After the contaminated land regime came into force in 2001, concerns were raised about leachate pollution originating from the former landfill site. In response, Powys County Council carried out monitoring and mitigation works, considering that it had inherited its predecessor’s liability for the site under the terms of the 1996 Order. However, in 2015, this view was reconsidered in light of the House of Lords decision in R (National Gas Grid (formerly Transco plc)) v Environment Agency (2007).

The Transco case considered contaminated land liabilities in the context of privatisation and corporate reorganisation. Coal tar had been deposited underground at a gas works by private undertakings between 1915 and 1948. The gas industry was nationalised by the Gas Act 1948, which passed all property, rights, liabilities and obligations to a state owned utility. The Gas Act 1986 re-privatised the industry, and the Environment Agency decided in 2005 that Transo plc was the appropriate person in relation to the gas works.

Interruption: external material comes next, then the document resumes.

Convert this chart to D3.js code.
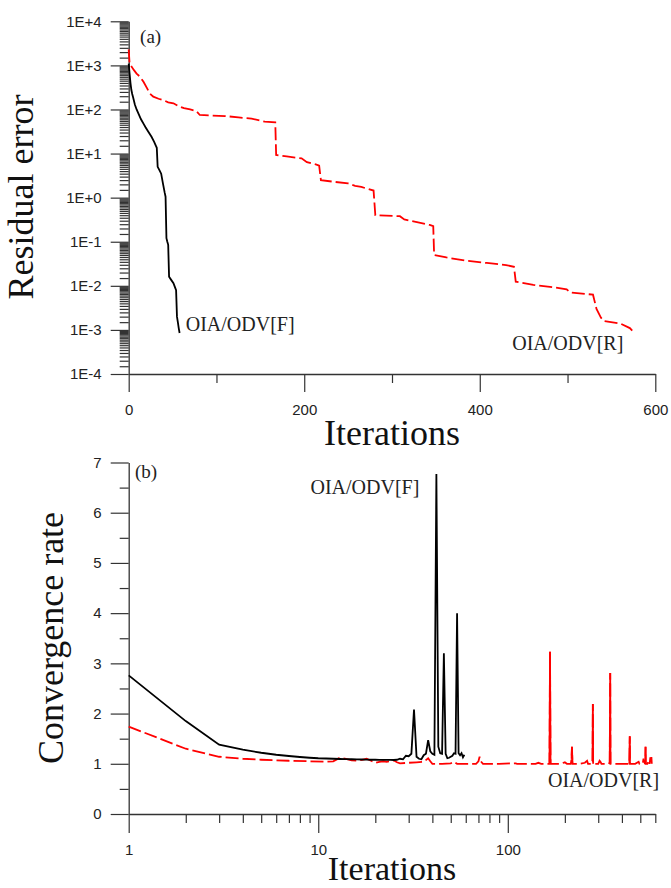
<!DOCTYPE html>
<html>
<head>
<meta charset="utf-8">
<script src="https://cdn.jsdelivr.net/npm/d3@7"></script>
<style>
  body { margin: 0; background: #fff; }
  svg { display: block; }
</style>
</head>
<body>
<svg width="671" height="888"></svg>
<script>
// ---- data ----
// (a) residual error vs iterations, [iteration, residual]
var resF = [[0,1100],[1,650],[2,400],[3,280],[4,225],[5,190],[7,130],[9,100],[11,82],[14,60],
  [17,47],[19,40],[22,32],[26,24],[29,18.5],[31,15],[32,13.5],[33,5.0],[35,4.2],[37,3.5],
  [39,2.1],[41,1.3],[42,1.05],[43,0.12],[44,0.10],[45,0.085],[46,0.016],[48,0.014],[51,0.0115],
  [53,0.009],[54,0.008],[55,0.002],[56,0.0015],[57,0.0011],[58,0.00085]];

var resR = [[0,2300],[1,1100],[3,950],[6,780],[9,650],[13,550],[17,420],[21,300],[24,230],[28,195],
  [34,175],[39,164],[45,145],[51,138],[57,118],[63,107],[70,100],[77,92],[81,75],[95,73],[110,71],
  [125,66],[140,62],[155,53],[167,51],[168,9.3],[180,8.6],[197,7.8],[203,6.4],[214,5.6],[217,5.3],
  [219,2.5],[233,2.3],[250,2.1],[258,1.85],[265,1.75],[279,1.45],[281,0.40],[309,0.38],[314,0.32],
  [343,0.24],[347,0.225],[348,0.050],[362,0.044],[385,0.037],[408,0.033],[430,0.0295],[439,0.027],
  [441,0.0124],[461,0.0105],[484,0.0093],[499,0.0083],[503,0.0071],[529,0.0063],[533,0.0030],
  [538,0.0019],[541,0.0016],[560,0.0014],[571,0.0011],[575,0.00090]];

// (b) convergence rate vs iterations, [iteration, rate]
var rateF = [[1,2.76],[2,1.85],[3,1.38],[4,1.28],[5,1.22],[6,1.18],[7,1.155],[8,1.135],[9,1.12],
  [10,1.11],[11,1.105],[12,1.1],[13,1.095],[14,1.092],[15,1.09],[16,1.088],[17,1.085],[18,1.083],
  [19,1.08],[20,1.08],[21,1.078],[22,1.077],[23,1.076],[24,1.076],[25,1.075],[26,1.08],[27,1.1],
  [28,1.09],[29,1.16],[30,1.15],[31,1.2],[32,2.08],[33,1.14],[34,1.1],[35,1.09],[36,1.17],[37,1.2],
  [38,1.47],[39,1.25],[40,1.2],[41,1.18],[42,6.77],[43,1.34],[44,1.21],[45,1.2],[46,3.2],[47,1.2],
  [48,1.11],[49,1.12],[50,1.14],[51,1.16],[52,1.21],[53,1.2],[54,4.0],[55,1.21],[56,1.17],
  [57,1.21],[58,1.13],[59,1.18]];

var rateR = [[1,1.74],[2,1.30],[3,1.14],[4,1.10],[5,1.08],[7,1.06],[9,1.05],[11,1.04],[12,1.05],
  [13,1.12],[14,1.1],[15,1.07],[16,1.06],[17,1.08],[18,1.1],[19,1.06],[20,1.02],[21,1.04],[22,1.05],
  [23,1.04],[24,1.05],[25,1.07],[26,1.03],[27,1.01],[30,1.02],[33,1.03],[36,1.04],[38,1.11],[39,1.05],
  [40,1.0],[45,1.0],[50,1.01],[52,1.04],[54,1.0],[60,1.0],[68,1.0],[70,1.05],[71,1.14],[72,1.05],
  [74,1.0],[90,1.0],[110,1.01],[112,1.0],[140,1.0],[145,1.02],[150,1.0],[165,1.0],[166,1.02],
  [167,3.23],[168,1.0],[170,1.0],[190,1.0],[200,1.03],[205,1.0],[215,1.0],[217,1.1],[218,1.34],
  [219,1.08],[220,1.0],[240,1.0],[255,1.02],[262,1.06],[265,1.0],[278,1.0],[280,1.05],[281,2.19],
  [282,1.0],[300,1.0],[305,1.06],[308,1.04],[312,1.0],[340,1.0],[345,1.03],[347,2.81],[348,1.0],
  [380,1.0],[420,1.0],[438,1.0],[440,1.55],[441,1.0],[470,1.0],[490,1.04],[495,1.0],[515,1.0],
  [520,1.1],[522,1.06],[530,1.0],[532,1.1],[533,1.34],[534,1.0],[545,1.0],[555,1.06],[560,1.0],
  [565,1.13],[568,1.05],[572,1.15],[575,1.0]];

// tick labels
var topXTicks = [0, 200, 400, 600];
var topXMinor = [100, 300, 500];
var topYTicks = [1e-4, 1e-3, 1e-2, 1e-1, 1e0, 1e1, 1e2, 1e3, 1e4];
var botXTicks = [1, 10, 100];
var botYTicks = [0, 1, 2, 3, 4, 5, 6, 7];

// annotation positions in data units
var labelsTop = [{t: '(a)', x: 13, y: 3200, s: 19}, {t: 'OIA/ODV[F]', x: 65, y: 0.00096, s: 20},
                 {t: 'OIA/ODV[R]', x: 437, y: 0.00035, s: 20}];
var labelsBot = [{t: '(b)', x: 1.08, y: 6.7, s: 19}, {t: 'OIA/ODV[F]', x: 9.1, y: 6.37, s: 20},
                 {t: 'OIA/ODV[R]', x: 163, y: 0.54, s: 20}];

// ---- scales ----
var svg = d3.select('svg');
var sans = 'Liberation Sans, Arial, sans-serif';
var serif = 'Liberation Serif, Times New Roman, serif';
var axisCol = '#333';

var xTop = d3.scaleLinear().domain([0, 600]).range([128.7, 655.3]);
var yTop = d3.scaleLog().domain([1e-4, 1e4]).range([374, 21.3]);
var xBot = d3.scaleLog().domain([1, 600]).range([128.7, 655.3]);
var yBot = d3.scaleLinear().domain([0, 7]).range([814, 462.5]);

// minor log ticks at half steps inside each decade
var topYMinor = [];
topYTicks.slice(0, -1).forEach(function(p) {
  for (var k = 1.5; k < 10; k += 0.5) topYMinor.push(k * p);
});
var botXMinor = [];
[1, 10, 100].forEach(function(p) {
  for (var k = 2; k < 10; k++) if (k * p <= 600) botXMinor.push(k * p);
});
var botYMinor = d3.range(0.5, 7, 1);

function fmtE(d) {
  var e = Math.round(Math.log10(d));
  return '1E' + (e >= 0 ? '+' : '-') + Math.abs(e);
}

function styleAxis(g, keepDomain) {
  g.selectAll('line').attr('stroke', axisCol).attr('stroke-width', 1.2);
  g.select('.domain').attr('stroke', axisCol).attr('stroke-width', 1.3);
  if (!keepDomain) g.select('.domain').remove();
  g.selectAll('text').attr('fill', '#222').style('font-family', sans).style('font-size', '15px');
}

// ---- panel (a) ----
svg.append('g').attr('transform', 'translate(128.7,0)')
  .call(d3.axisLeft(yTop).tickValues(topYMinor).tickSize(9).tickFormat(''))
  .call(styleAxis, false);
svg.append('g').attr('transform', 'translate(128.7,0)')
  .call(d3.axisLeft(yTop).tickValues(topYTicks).tickSize(18).tickSizeOuter(0).tickPadding(9).tickFormat(fmtE))
  .call(styleAxis, true);
svg.append('g').attr('transform', 'translate(0,374)')
  .call(d3.axisBottom(xTop).tickValues(topXMinor).tickSize(9).tickFormat(''))
  .call(styleAxis, false);
svg.append('g').attr('transform', 'translate(0,374)')
  .call(d3.axisBottom(xTop).tickValues(topXTicks).tickSize(18).tickSizeOuter(0).tickPadding(12))
  .call(styleAxis, true);

var lineTop = d3.line().x(d => xTop(d[0])).y(d => yTop(d[1]));

svg.append('path').datum(resR).attr('d', lineTop)
  .attr('fill', 'none').attr('stroke', '#ff0000').attr('stroke-width', 1.8)
  .attr('stroke-dasharray', '13,4');
svg.append('path').datum(resF).attr('d', lineTop)
  .attr('fill', 'none').attr('stroke', '#000').attr('stroke-width', 1.8);

labelsTop.forEach(function(l) {
  svg.append('text').attr('x', xTop(l.x)).attr('y', yTop(l.y))
    .style('font-family', serif).style('font-size', l.s + 'px').attr('fill', '#222').text(l.t);
});

svg.append('text').attr('transform', 'translate(33,197) rotate(-90)')
  .attr('text-anchor', 'middle').style('font-family', serif).style('font-size', '36px')
  .attr('fill', '#111').text('Residual error');
svg.append('text').attr('x', 392).attr('y', 445)
  .attr('text-anchor', 'middle').style('font-family', serif).style('font-size', '36px')
  .attr('fill', '#111').text('Iterations');

// ---- panel (b) ----
svg.append('g').attr('transform', 'translate(128.7,0)')
  .call(d3.axisLeft(yBot).tickValues(botYMinor).tickSize(9).tickFormat(''))
  .call(styleAxis, false);
svg.append('g').attr('transform', 'translate(128.7,0)')
  .call(d3.axisLeft(yBot).tickValues(botYTicks).tickSize(18).tickSizeOuter(0).tickPadding(9).tickFormat(d3.format('d')))
  .call(styleAxis, true);
svg.append('g').attr('transform', 'translate(0,814)')
  .call(d3.axisBottom(xBot).tickValues(botXMinor).tickSize(9).tickFormat(''))
  .call(styleAxis, false);
svg.append('g').attr('transform', 'translate(0,814)')
  .call(d3.axisBottom(xBot).tickValues(botXTicks).tickSize(19).tickSizeOuter(0).tickPadding(11).tickFormat(d3.format('d')))
  .call(styleAxis, true);

var lineBot = d3.line().x(d => xBot(d[0])).y(d => yBot(d[1]));

svg.append('path').datum(rateR).attr('d', lineBot)
  .attr('fill', 'none').attr('stroke', '#ff0000').attr('stroke-width', 1.8)
  .attr('stroke-dasharray', '13,4');
// the tall spikes show as solid strokes in the original
rateR.forEach(function(d, i) {
  if (d[0] > 100 && d[1] > 1.2) {
    svg.append('path').datum(rateR.slice(i - 1, i + 2)).attr('d', lineBot)
      .attr('fill', 'none').attr('stroke', '#ff0000').attr('stroke-width', 1.8);
  }
});
svg.append('path').datum(rateF).attr('d', lineBot)
  .attr('fill', 'none').attr('stroke', '#000').attr('stroke-width', 1.8);

labelsBot.forEach(function(l) {
  svg.append('text').attr('x', xBot(l.x)).attr('y', yBot(l.y))
    .style('font-family', serif).style('font-size', l.s + 'px').attr('fill', '#222').text(l.t);
});

svg.append('text').attr('transform', 'translate(63,638) rotate(-90)')
  .attr('text-anchor', 'middle').style('font-family', serif).style('font-size', '36px')
  .attr('fill', '#111').text('Convergence rate');
svg.append('text').attr('x', 392).attr('y', 880)
  .attr('text-anchor', 'middle').style('font-family', serif).style('font-size', '34px')
  .attr('fill', '#111').text('Iterations');
</script>
</body>
</html>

However, the House of Lords held that the definition of ‘appropriate person’ was not wide enough to cover a successor to the business of the original polluter, and that references to ‘liabilities’ in the respective Gas Acts did not apply to liabilities arising under the EPA 1990.

Back in Powys, having been informed by Powys County Council that it no longer considered itself liable for the site, the respondent landowners applied to the court for a declaration that the contingent liability for contaminated land had passed from Brecknock to Powys. Distinguishing the case from the Transco ruling, the High Court held in 2016 that Powys was indeed liable.

Analysis

The High Court judge acknowledged that construing the meaning of ‘liabilities’ under the 1996 Order to include potential liabilities arising from a future change of law after the date of the transfer was a broad interpretation. He accepted that there was no case in the context of transfer orders which supported such a broad interpretation. However, he drew attention to the fact that the Gas Acts relevant to the Transco case referred to the transfer of liabilities existing ‘immediately before’ the transfer date, wording which was absent from the 1996 Order. The judge also considered his approach to be justified by the tenor of the 1996 Order: he favoured an approach which left the public in no worse a position as a result of the local government reorganisation.

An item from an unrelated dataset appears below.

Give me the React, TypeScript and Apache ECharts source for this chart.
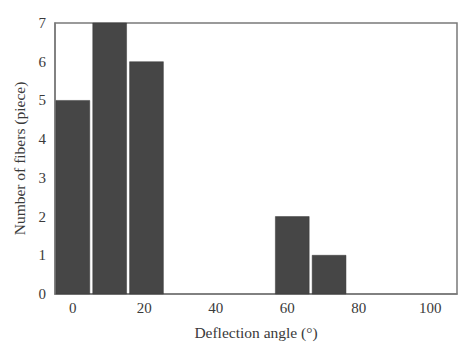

Although it was clear that much would hang on the precise wording of the relevant transfer provisions, the potential impact of the High Court judgment for local authorities was significant. Until the 1990s, local authorities were generally responsible for running landfill sites, which were frequently operated under leases of private land. Older sites were operated with minimal controls, and this can result in a significant long-term environmental impact. Contaminated land liabilities may therefore not be easy to manage for local authorities with restricted finances.

The Court of Appeal has however taken a different approach, overturning the High Court’s decision. In his judgment dated 27 July 2017, Lord Justice Lloyd Jones carefully considered the meaning of ‘liabilities’ under the 1996 Order and more generally. He concluded that Brecknock had in fact not been under any liability, contingent or otherwise, at the time of the transfer, as Part IIA of the EPA 1990, which created the liability, had not yet come into force. There was therefore no liability capable of passing to Powys under the 1996 Order. Powys was off the hook.

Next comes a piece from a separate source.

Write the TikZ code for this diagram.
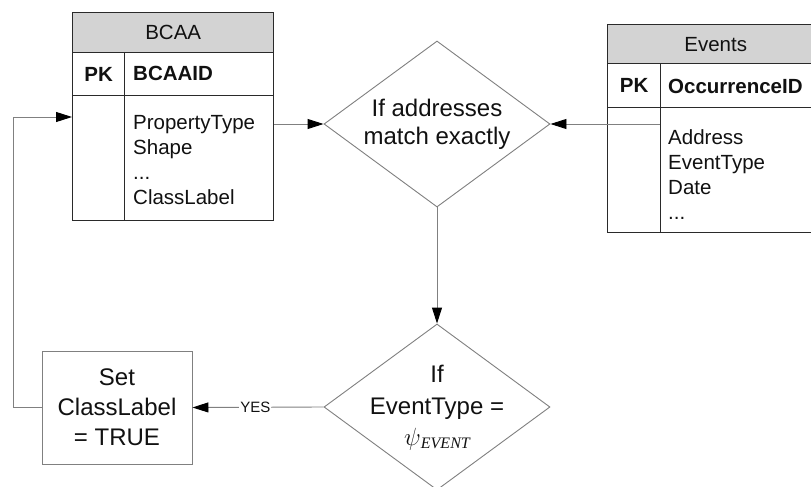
\documentclass[tikz,border=0pt]{standalone}
\usepackage{fontspec}
\setmainfont{Liberation Sans}
\newfontfamily\serifit{Liberation Serif}
\usetikzlibrary{arrows.meta,shapes.geometric}

\definecolor{hdrgray}{HTML}{D3D3D3}
\definecolor{tblline}{HTML}{2A2A2A}
\definecolor{flowline}{HTML}{808080}
\definecolor{inkblack}{HTML}{111111}

\tikzset{
  cell/.style={draw=tblline, line width=1.4pt, rectangle, inner sep=0pt, anchor=north west,
    text=inkblack, font=\fontsize{20.5}{25}\selectfont},
  hdrcell/.style={cell, fill=hdrgray},
  fieldtext/.style={anchor=west, inner sep=0pt, text=inkblack, align=left,
    font=\fontsize{20.5}{25}\selectfont},
  keytext/.style={anchor=west, inner sep=0pt, text=inkblack,
    font=\fontsize{20.5}{25}\selectfont\bfseries},
  decision/.style={diamond, draw=flowline, line width=0.9pt, inner sep=0pt,
    minimum width=226pt, minimum height=166pt},
  decisiontext/.style={align=center, inner sep=0pt, text=inkblack,
    font=\fontsize{24}{28}\selectfont},
  actionbox/.style={draw=flowline, line width=0.9pt, rectangle, inner sep=0pt,
    minimum width=150pt, minimum height=113pt, align=center, text=inkblack,
    font=\fontsize{24}{30}\selectfont},
  conn/.style={draw=flowline, line width=0.9pt,
    -{Triangle[length=16pt,width=10pt,fill=black,color=black]}},
  plainconn/.style={draw=flowline, line width=0.9pt},
}

\begin{document}
\begin{tikzpicture}[x=1pt,y=-1pt]
\useasboundingbox (0,0) rectangle (811,487);
\clip (0,0) rectangle (811,487);
\fill[white] (0,0) rectangle (811,487);

% ---- BCAA table ----
\node[hdrcell, minimum width=201pt, minimum height=40pt] (bcaaH) at (72,12) {BCAA};
\node[cell, minimum width=52pt, minimum height=43pt] (bcaaPK) at (72,52) {\bfseries PK};
\node[cell, minimum width=149pt, minimum height=43pt] (bcaaKeyCell) at (124,52) {};
\node[keytext] (bcaaKey) at (133,73.5) {BCAAID};
\node[cell, minimum width=52pt, minimum height=125pt] (bcaaL) at (72,95) {};
\node[cell, minimum width=149pt, minimum height=125pt] (bcaaF) at (124,95) {};
\node[fieldtext, anchor=north west] (bcaaFields) at (133,115)
  {PropertyType\\Shape\\...\\ClassLabel};

% ---- Events table ----
\node[hdrcell, minimum width=216pt, minimum height=39pt] (evH) at (607,24) {Events};
\node[cell, minimum width=53pt, minimum height=44pt] (evPK) at (607,63) {\bfseries PK};
\node[cell, minimum width=163pt, minimum height=44pt] (evKeyCell) at (660,63) {};
\node[keytext] (evKey) at (668,86) {OccurrenceID};
\node[cell, minimum width=53pt, minimum height=125pt] (evL) at (607,107) {};
\node[cell, minimum width=163pt, minimum height=125pt] (evF) at (660,107) {};
\node[fieldtext, anchor=north west] (evFields) at (668,129)
  {Address\\EventType\\Date\\...};

% ---- decisions ----
\node[decision] (d1) at (437,124) {};
\node[decisiontext] (d1text) at (437,124) {If addresses\\match exactly};

\node[decision] (d2) at (437,407) {};
\node[decisiontext, font=\fontsize{24}{32}\selectfont] (d2text) at (437,408)
  {If\\EventType =\\[-1pt]{\fontsize{26}{26}\selectfont$\psi$}{\serifit\itshape\fontsize{16}{16}\selectfont\raisebox{-3pt}{EVENT}}};

% ---- action ----
\node[actionbox] (setbox) at (117,407.5) {Set\\ClassLabel\\= TRUE};

% ---- connectors ----
\draw[conn] (bcaaF.east |- d1.west) -- (d1.west);
\draw[conn] (evF.west |- d1.east) -- (d1.east);
\draw[conn] (d1.south) -- (d2.north);
\draw[conn] (d2.west) -- node[pos=0.52, fill=white, inner sep=1pt, text=inkblack,
  font=\fontsize{15}{15}\selectfont] (yes) {YES} (setbox.east);
\coordinate (loopcorner) at (13,117);
\draw[plainconn] (setbox.west) -- (setbox.west -| loopcorner) -- (loopcorner);
\draw[conn] (loopcorner) -- (bcaaL.west |- loopcorner);
\end{tikzpicture}
\end{document}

It is worth noting that it was agreed by all parties involved in the case that had Part IIA of the EPA 1990 come into force prior to the 1996 reorganisation, Brecknock would have been subject to a contingent liability which would have passed to Powys under the 1996 Order. Public authorities formed since 2000 (2001 in Wales) therefore remain at risk of liability as a result of historic contaminated land liabilities incurred by predecessors. Nevertheless, the judgment in this case provides some helpful clarity for local authorities on the operation of transfer provisions and the transfer of liabilities.